OpenClaw Gateway Resilience Guard keeps Gateway, channels, logs, and optional model-provider probes observable after Wi-Fi changes, WSL sleep/resume, session expiry, provider timeouts, or partial outages. It adds a standalone localhost dashboard with charts, timelines, strategy presets, guarded actions, native OpenClaw health/status probes, split-brain safeguards, backoff, restart limits, systemd, LaunchAgent, Task Scheduler, and an optional OpenClaw plugin bridge.

Install

openclaw skills install gateway-resilience-guard

OpenClaw Gateway Resilience Guard

Use this skill when a user wants to keep OpenClaw Gateway and message channels online after network drops, WSL sleep/resume, macOS/Windows wake events, long-lived connection failures, or recurring model-provider timeouts.

Install

Linux, WSL, or macOS:

bash install-watchdog.sh

The installer works with defaults. It prompts for the main channel probe URL when running interactively, but pressing Enter is enough for the default WeChat probe.

For unattended install:

bash install-watchdog.sh --yes

For a custom channel:

bash install-watchdog.sh --channel-url "https://your-channel.example.com/health"

Windows PowerShell:

powershell -ExecutionPolicy Bypass -File .\install-watchdog.ps1

After install, open the standalone dashboard:

http://127.0.0.1:18790/

The dashboard is served by the watchdog process, not Gateway, so it remains the recovery entry when Gateway is down.

Optional Gateway-side bridge while Gateway is healthy:

openclaw plugins install ./openclaw-plugin
openclaw plugins enable resilience-guard
openclaw gateway restart

Operate

systemctl --user status gateway-watchdog
journalctl --user -u gateway-watchdog -f
bash ~/.local/share/openclaw-gateway-watchdog/uninstall-watchdog.sh

On macOS, inspect launchctl print gui/$(id -u)/ai.clawhub.gateway-resilience-guard. On Windows, inspect Get-ScheduledTask -TaskName "OpenClaw Gateway Resilience Guard".

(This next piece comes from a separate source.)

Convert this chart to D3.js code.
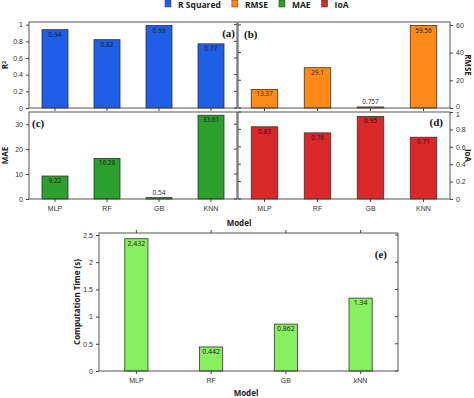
<!DOCTYPE html>
<html>
<head>
<meta charset="utf-8">
<script src="https://cdn.jsdelivr.net/npm/d3@7"></script>
<style>
  body { margin: 0; background: #fff; }
  svg { display: block; font-family: "Open Sans", sans-serif; }
</style>
</head>
<body>
<svg id="chart"></svg>
<script>
const width = 474;
const height = 398;

// data
const models = ["MLP", "RF", "GB", "KNN"];
const modelsE = ["MLP", "RF", "GB", "kNN"];
const rSquared = [0.94, 0.82, 0.99, 0.77];
const rmse = [13.37, 29.1, 0.757, 59.56];
const mae = [9.22, 16.28, 0.54, 33.61];
const ioa = [0.83, 0.76, 0.95, 0.71];
const compTime = [2.432, 0.442, 0.862, 1.34];

const rSquaredLabels = ["0.94", "0.82", "0.99", "0.77"];
const rmseLabels = ["13.37", "29.1", "0.757", "59.56"];
const maeLabels = ["9.22", "16.28", "0.54", "33.61"];
const ioaLabels = ["0.83", "0.76", "0.95", "0.71"];
const timeLabels = ["2.432", "0.442", "0.862", "1.34"];

const legendNames = ["R Squared", "RMSE", "MAE", "IoA"];
const legendColors = ["#1f5ee6", "#ff8a17", "#2ca02c", "#d8282a"];

const svg = d3.select("#chart")
  .attr("width", width)
  .attr("height", height);

function panel(opt) {
  const g = svg.append("g");
  const x = d3.scaleBand()
    .domain(opt.cats)
    .range([opt.x0, opt.x1])
    .paddingInner(opt.pad)
    .paddingOuter(opt.pad / 2);
  const y = d3.scaleLinear()
    .domain([0, opt.ymax])
    .range([opt.y1, opt.y0]);

  // bars
  g.selectAll("rect.bar")
    .data(opt.values)
    .join("rect")
    .attr("class", "bar")
    .attr("x", (d, i) => x(opt.cats[i]))
    .attr("y", (d) => y(d))
    .attr("width", x.bandwidth())
    .attr("height", (d) => opt.y1 - y(d))
    .style("fill", opt.color)
    .style("stroke", "#333")
    .style("stroke-width", 0.8);

  // value labels
  g.selectAll("text.val")
    .data(opt.values)
    .join("text")
    .attr("class", "val")
    .attr("x", (d, i) => x(opt.cats[i]) + x.bandwidth() / 2)
    .attr("y", (d) => (opt.y1 - y(d) > 10 ? y(d) + 7 : y(d) - 3))
    .attr("text-anchor", "middle")
    .attr("font-size", opt.valSize || "6.5px")
    .attr("fill", "#1a1a1a")
    .text((d, i) => opt.labels[i]);

  // y axis
  const yAxis = opt.right
    ? d3.axisRight(y).tickValues(opt.ticks).tickSize(3).tickFormat(d3.format("~g"))
    : d3.axisLeft(y).tickValues(opt.ticks).tickSize(3).tickFormat(d3.format("~g"));
  const ya = g.append("g")
    .attr("transform", `translate(${opt.right ? opt.x1 : opt.x0},0)`)
    .call(yAxis);
  ya.select(".domain").remove();
  ya.selectAll("text").attr("font-size", "7px").attr("fill", "#333");
  ya.selectAll("line").attr("stroke", "#444");
  // nudge the end labels that sit on a shared edge
  if (opt.nudgeBottom) {
    ya.selectAll(".tick").filter((d) => d === 0).select("text").attr("y", -2);
  }
  if (opt.nudgeTop) {
    ya.selectAll(".tick").filter((d) => d === opt.ticks[opt.ticks.length - 1]).select("text").attr("y", 2);
  }

  // mirrored small ticks on the other side
  g.selectAll("line.mt")
    .data(opt.ticks)
    .join("line")
    .attr("class", "mt")
    .attr("x1", opt.right ? opt.x0 : opt.x1)
    .attr("x2", opt.right ? opt.x0 + 3 : opt.x1 - 3)
    .attr("y1", (d) => y(d))
    .attr("y2", (d) => y(d))
    .attr("stroke", "#444");

  // x axis
  const xa = g.append("g")
    .attr("transform", `translate(0,${opt.y1})`)
    .call(d3.axisBottom(x).tickSize(3).tickFormat(opt.showX ? null : ""));
  xa.select(".domain").remove();
  xa.selectAll("text").attr("font-size", "7px").attr("fill", "#333").attr("dy", "0.9em");
  xa.selectAll("line").attr("stroke", "#444");

  if (opt.topTicks) {
    g.selectAll("line.tt")
      .data(opt.cats)
      .join("line")
      .attr("class", "tt")
      .attr("x1", (d) => x(d) + x.bandwidth() / 2)
      .attr("x2", (d) => x(d) + x.bandwidth() / 2)
      .attr("y1", opt.y0)
      .attr("y2", opt.y0 - 3)
      .attr("stroke", "#444");
  }

  // frame
  g.append("rect")
    .attr("x", opt.x0)
    .attr("y", opt.y0)
    .attr("width", opt.x1 - opt.x0)
    .attr("height", opt.y1 - opt.y0)
    .style("fill", "none")
    .style("stroke", "#444")
    .style("stroke-width", 0.9);

  // panel tag
  g.append("text")
    .attr("x", opt.tagX)
    .attr("y", opt.tagY)
    .attr("text-anchor", opt.tagAnchor || "start")
    .attr("font-family", "'Liberation Serif', serif")
    .attr("font-weight", "bold")
    .attr("font-size", "11px")
    .attr("fill", "#111")
    .text(opt.tag);

  // y title
  const ty = (opt.y0 + opt.y1) / 2;
  g.append("text")
    .attr("transform", `translate(${opt.titleX},${ty}) rotate(${opt.right ? 90 : -90})`)
    .attr("text-anchor", "middle")
    .attr("font-weight", "bold")
    .attr("font-size", opt.titleSize || "8px")
    .attr("fill", "#222")
    .text(opt.title);

  return g;
}

panel({ cats: models, values: rSquared, labels: rSquaredLabels, color: legendColors[0],
  x0: 29, x1: 237, y0: 22, y1: 108, ymax: 1.032, pad: 0.5,
  ticks: [0, 0.2, 0.4, 0.6, 0.8, 1], tag: "(a)", tagX: 235, tagY: 37, tagAnchor: "end",
  title: "", titleX: 7 });

panel({ cats: models, values: rmse, labels: rmseLabels, color: legendColors[1],
  x0: 238, x1: 450, y0: 22, y1: 108, ymax: 62.1, pad: 0.5, right: true, nudgeBottom: true,
  ticks: [0, 20, 40, 60], tag: "(b)", tagX: 244, tagY: 38,
  title: "RMSE", titleX: 465 });

panel({ cats: models, values: mae, labels: maeLabels, color: legendColors[2],
  x0: 29, x1: 237, y0: 112, y1: 199, ymax: 34.9, pad: 0.5, showX: true,
  ticks: [0, 10, 20, 30], tag: "(c)", tagX: 32, tagY: 127,
  title: "MAE", titleX: 8 });

panel({ cats: models, values: ioa, labels: ioaLabels, color: legendColors[3],
  x0: 238, x1: 450, y0: 112, y1: 199, ymax: 1.0, pad: 0.5, right: true, showX: true, nudgeTop: true,
  ticks: [0, 0.2, 0.4, 0.6, 0.8, 1], tag: "(d)", tagX: 443, tagY: 126, tagAnchor: "end",
  title: "IoA", titleX: 465 });

panel({ cats: modelsE, values: compTime, labels: timeLabels, color: "#88f060",
  x0: 99, x1: 398, y0: 233, y1: 371, ymax: 2.537, pad: 0.69, showX: true, topTicks: true,
  ticks: [0, 0.5, 1, 1.5, 2, 2.5], tag: "(e)", tagX: 387, tagY: 258, tagAnchor: "end",
  title: "Computation Time (s)", titleX: 80, valSize: "7px" });

// R² title with superscript
svg.append("text")
  .attr("transform", "translate(8,65) rotate(-90)")
  .attr("text-anchor", "middle")
  .attr("font-weight", "bold")
  .attr("font-size", "8px")
  .attr("fill", "#222")
  .text("R")
  .append("tspan")
  .attr("dy", "-0.4em")
  .attr("font-size", "5.5px")
  .text("2");

// x titles
svg.append("text")
  .attr("x", 239).attr("y", 226)
  .attr("text-anchor", "middle")
  .attr("font-weight", "bold").attr("font-size", "8px").attr("fill", "#222")
  .text("Model");
svg.append("text")
  .attr("x", 246).attr("y", 396)
  .attr("text-anchor", "middle")
  .attr("font-weight", "bold").attr("font-size", "8px").attr("fill", "#222")
  .text("Model");

// legend
const legend = svg.append("g");
let lx = 165;
legendNames.forEach((name, i) => {
  legend.append("rect")
    .attr("x", lx).attr("y", 0)
    .attr("width", 6).attr("height", 7)
    .style("fill", legendColors[i])
    .style("stroke", "#333").style("stroke-width", 0.5);
  const t = legend.append("text")
    .attr("x", lx + 13).attr("y", 8)
    .attr("font-weight", "bold")
    .attr("font-size", "8.5px")
    .attr("fill", "#222")
    .text(name);
  lx += 13 + t.node().getComputedTextLength() + 11;
});
</script>
</body>
</html>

If user systemd is unavailable, the installer starts a direct background fallback and stores its pid under ~/.local/state/openclaw-gateway-watchdog/watchdog.pid.

Safety Model

The watchdog restarts only after layered checks:

  1. OpenClaw native health probes: openclaw gateway status --require-rpc, openclaw health --json --verbose, and openclaw status --deep when available.
  2. Runtime diagnostics: openclaw models status plus openclaw logs --plain signal scanning for provider timeout, proxy/network, rate limit, auth, channel session, gateway degraded, config reload, and task runtime warnings.
  3. Local gateway health URL/TCP and main channel URL fallbacks.
  4. General network URLs to avoid restarting during whole-machine network failure.
  5. Optional model-provider probe via openclaw agent --json; default action is evidence logging only.
  6. Dashboard action token, backoff, and hourly restart limits to avoid restart storms.

Model probing is disabled by default because it consumes real provider quota. To diagnose provider timeouts, set MODEL_PROBE_ENABLED=1, keep MODEL_PROBE_ACTION=log, and inspect model-probe-history.jsonl the next day. Diagnostic log scanning is enabled by default, but OPENCLAW_DIAG_ACTION=log keeps it non-invasive unless the operator explicitly opts into a restart or custom command. Use the dashboard strategy buttons for common modes: observe, overnight diagnosis, channel recovery, and conservative circuit breaker.

Tell users to review ~/.config/openclaw-gateway-watchdog/watchdog.env before publishing, sharing logs, or reporting issues.